### TASK GOAL
Return the complete listing that follows, with each line reproduced exactly.

### Stored items
[START]

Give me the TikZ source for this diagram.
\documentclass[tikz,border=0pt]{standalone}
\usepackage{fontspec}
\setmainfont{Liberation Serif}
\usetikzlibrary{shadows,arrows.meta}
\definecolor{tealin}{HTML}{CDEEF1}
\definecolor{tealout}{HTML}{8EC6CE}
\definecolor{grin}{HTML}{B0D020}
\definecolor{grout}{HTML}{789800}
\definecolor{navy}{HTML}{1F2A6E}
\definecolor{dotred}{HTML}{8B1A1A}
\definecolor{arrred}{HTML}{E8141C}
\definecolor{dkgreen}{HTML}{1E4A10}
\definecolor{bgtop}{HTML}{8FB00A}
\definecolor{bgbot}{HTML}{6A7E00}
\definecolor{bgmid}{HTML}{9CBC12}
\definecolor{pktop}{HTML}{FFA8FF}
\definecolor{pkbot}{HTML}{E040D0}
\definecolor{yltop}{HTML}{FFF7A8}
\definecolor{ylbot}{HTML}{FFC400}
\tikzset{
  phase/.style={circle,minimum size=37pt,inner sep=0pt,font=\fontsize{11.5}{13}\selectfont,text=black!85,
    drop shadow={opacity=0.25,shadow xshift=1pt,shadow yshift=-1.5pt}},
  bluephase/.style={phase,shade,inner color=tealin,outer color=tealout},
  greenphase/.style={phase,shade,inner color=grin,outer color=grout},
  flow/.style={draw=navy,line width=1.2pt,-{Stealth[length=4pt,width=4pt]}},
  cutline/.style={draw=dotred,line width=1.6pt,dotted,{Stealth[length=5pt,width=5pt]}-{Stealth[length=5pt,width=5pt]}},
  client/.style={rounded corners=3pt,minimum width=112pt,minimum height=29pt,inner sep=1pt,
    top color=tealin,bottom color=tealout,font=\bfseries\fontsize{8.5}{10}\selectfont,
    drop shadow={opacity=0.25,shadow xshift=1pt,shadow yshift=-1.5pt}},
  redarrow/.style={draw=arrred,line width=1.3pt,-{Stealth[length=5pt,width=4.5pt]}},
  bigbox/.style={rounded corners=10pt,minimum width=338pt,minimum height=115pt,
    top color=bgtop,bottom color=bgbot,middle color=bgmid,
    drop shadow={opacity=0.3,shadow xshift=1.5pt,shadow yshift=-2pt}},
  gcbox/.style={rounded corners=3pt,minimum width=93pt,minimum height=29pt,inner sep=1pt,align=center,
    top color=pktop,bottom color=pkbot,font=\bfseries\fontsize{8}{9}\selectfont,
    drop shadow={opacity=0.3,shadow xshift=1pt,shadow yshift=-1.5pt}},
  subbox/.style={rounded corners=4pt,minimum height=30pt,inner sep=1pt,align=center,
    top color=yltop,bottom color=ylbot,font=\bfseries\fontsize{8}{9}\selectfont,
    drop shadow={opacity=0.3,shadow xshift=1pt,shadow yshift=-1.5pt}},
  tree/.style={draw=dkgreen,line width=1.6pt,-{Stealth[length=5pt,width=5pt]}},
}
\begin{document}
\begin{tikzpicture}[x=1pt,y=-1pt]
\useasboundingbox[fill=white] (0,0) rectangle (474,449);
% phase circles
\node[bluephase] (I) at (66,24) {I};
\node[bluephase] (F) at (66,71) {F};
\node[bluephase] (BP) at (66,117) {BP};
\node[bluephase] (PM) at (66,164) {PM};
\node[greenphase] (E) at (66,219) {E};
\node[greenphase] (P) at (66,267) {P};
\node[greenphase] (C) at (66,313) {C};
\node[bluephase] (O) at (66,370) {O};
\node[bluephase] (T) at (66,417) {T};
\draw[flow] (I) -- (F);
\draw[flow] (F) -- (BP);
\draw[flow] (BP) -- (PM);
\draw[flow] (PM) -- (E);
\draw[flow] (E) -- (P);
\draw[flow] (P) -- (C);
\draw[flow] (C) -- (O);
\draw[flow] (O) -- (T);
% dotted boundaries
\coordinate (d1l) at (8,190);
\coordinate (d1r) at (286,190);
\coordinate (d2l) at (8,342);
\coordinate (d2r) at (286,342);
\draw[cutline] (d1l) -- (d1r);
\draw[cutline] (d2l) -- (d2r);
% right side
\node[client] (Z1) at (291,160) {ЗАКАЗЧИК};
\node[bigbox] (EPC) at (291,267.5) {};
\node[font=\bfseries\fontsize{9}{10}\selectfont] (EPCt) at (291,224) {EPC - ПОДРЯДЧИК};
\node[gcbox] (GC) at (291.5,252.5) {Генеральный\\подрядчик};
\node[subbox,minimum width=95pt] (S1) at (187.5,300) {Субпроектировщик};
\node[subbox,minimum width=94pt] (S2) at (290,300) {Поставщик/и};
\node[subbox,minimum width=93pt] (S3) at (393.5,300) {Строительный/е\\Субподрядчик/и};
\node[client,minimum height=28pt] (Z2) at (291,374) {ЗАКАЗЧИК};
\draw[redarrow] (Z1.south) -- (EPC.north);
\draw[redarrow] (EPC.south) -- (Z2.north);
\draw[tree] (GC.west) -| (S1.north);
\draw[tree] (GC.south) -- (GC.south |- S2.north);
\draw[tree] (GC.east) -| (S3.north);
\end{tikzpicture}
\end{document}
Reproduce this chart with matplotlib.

[END]

### OUTPUT BELOW
Give me the TikZ source for this diagram.
\documentclass[tikz,border=0pt]{standalone}
\usepackage{fontspec}
\setmainfont{Liberation Serif}
\usetikzlibrary{shadows,arrows.meta}
\definecolor{tealin}{HTML}{CDEEF1}
\definecolor{tealout}{HTML}{8EC6CE}
\definecolor{grin}{HTML}{B0D020}
\definecolor{grout}{HTML}{789800}
\definecolor{navy}{HTML}{1F2A6E}
\definecolor{dotred}{HTML}{8B1A1A}
\definecolor{arrred}{HTML}{E8141C}
\definecolor{dkgreen}{HTML}{1E4A10}
\definecolor{bgtop}{HTML}{8FB00A}
\definecolor{bgbot}{HTML}{6A7E00}
\definecolor{bgmid}{HTML}{9CBC12}
\definecolor{pktop}{HTML}{FFA8FF}
\definecolor{pkbot}{HTML}{E040D0}
\definecolor{yltop}{HTML}{FFF7A8}
\definecolor{ylbot}{HTML}{FFC400}
\tikzset{
  phase/.style={circle,minimum size=37pt,inner sep=0pt,font=\fontsize{11.5}{13}\selectfont,text=black!85,
    drop shadow={opacity=0.25,shadow xshift=1pt,shadow yshift=-1.5pt}},
  bluephase/.style={phase,shade,inner color=tealin,outer color=tealout},
  greenphase/.style={phase,shade,inner color=grin,outer color=grout},
  flow/.style={draw=navy,line width=1.2pt,-{Stealth[length=4pt,width=4pt]}},
  cutline/.style={draw=dotred,line width=1.6pt,dotted,{Stealth[length=5pt,width=5pt]}-{Stealth[length=5pt,width=5pt]}},
  client/.style={rounded corners=3pt,minimum width=112pt,minimum height=29pt,inner sep=1pt,
    top color=tealin,bottom color=tealout,font=\bfseries\fontsize{8.5}{10}\selectfont,
    drop shadow={opacity=0.25,shadow xshift=1pt,shadow yshift=-1.5pt}},
  redarrow/.style={draw=arrred,line width=1.3pt,-{Stealth[length=5pt,width=4.5pt]}},
  bigbox/.style={rounded corners=10pt,minimum width=338pt,minimum height=115pt,
    top color=bgtop,bottom color=bgbot,middle color=bgmid,
    drop shadow={opacity=0.3,shadow xshift=1.5pt,shadow yshift=-2pt}},
  gcbox/.style={rounded corners=3pt,minimum width=93pt,minimum height=29pt,inner sep=1pt,align=center,
    top color=pktop,bottom color=pkbot,font=\bfseries\fontsize{8}{9}\selectfont,
    drop shadow={opacity=0.3,shadow xshift=1pt,shadow yshift=-1.5pt}},
  subbox/.style={rounded corners=4pt,minimum height=30pt,inner sep=1pt,align=center,
    top color=yltop,bottom color=ylbot,font=\bfseries\fontsize{8}{9}\selectfont,
    drop shadow={opacity=0.3,shadow xshift=1pt,shadow yshift=-1.5pt}},
  tree/.style={draw=dkgreen,line width=1.6pt,-{Stealth[length=5pt,width=5pt]}},
}
\begin{document}
\begin{tikzpicture}[x=1pt,y=-1pt]
\useasboundingbox[fill=white] (0,0) rectangle (474,449);
% phase circles
\node[bluephase] (I) at (66,24) {I};
\node[bluephase] (F) at (66,71) {F};
\node[bluephase] (BP) at (66,117) {BP};
\node[bluephase] (PM) at (66,164) {PM};
\node[greenphase] (E) at (66,219) {E};
\node[greenphase] (P) at (66,267) {P};
\node[greenphase] (C) at (66,313) {C};
\node[bluephase] (O) at (66,370) {O};
\node[bluephase] (T) at (66,417) {T};
\draw[flow] (I) -- (F);
\draw[flow] (F) -- (BP);
\draw[flow] (BP) -- (PM);
\draw[flow] (PM) -- (E);
\draw[flow] (E) -- (P);
\draw[flow] (P) -- (C);
\draw[flow] (C) -- (O);
\draw[flow] (O) -- (T);
% dotted boundaries
\coordinate (d1l) at (8,190);
\coordinate (d1r) at (286,190);
\coordinate (d2l) at (8,342);
\coordinate (d2r) at (286,342);
\draw[cutline] (d1l) -- (d1r);
\draw[cutline] (d2l) -- (d2r);
% right side
\node[client] (Z1) at (291,160) {ЗАКАЗЧИК};
\node[bigbox] (EPC) at (291,267.5) {};
\node[font=\bfseries\fontsize{9}{10}\selectfont] (EPCt) at (291,224) {EPC - ПОДРЯДЧИК};
\node[gcbox] (GC) at (291.5,252.5) {Генеральный\\подрядчик};
\node[subbox,minimum width=95pt] (S1) at (187.5,300) {Субпроектировщик};
\node[subbox,minimum width=94pt] (S2) at (290,300) {Поставщик/и};
\node[subbox,minimum width=93pt] (S3) at (393.5,300) {Строительный/е\\Субподрядчик/и};
\node[client,minimum height=28pt] (Z2) at (291,374) {ЗАКАЗЧИК};
\draw[redarrow] (Z1.south) -- (EPC.north);
\draw[redarrow] (EPC.south) -- (Z2.north);
\draw[tree] (GC.west) -| (S1.north);
\draw[tree] (GC.south) -- (GC.south |- S2.north);
\draw[tree] (GC.east) -| (S3.north);
\end{tikzpicture}
\end{document}
Reproduce this chart with matplotlib.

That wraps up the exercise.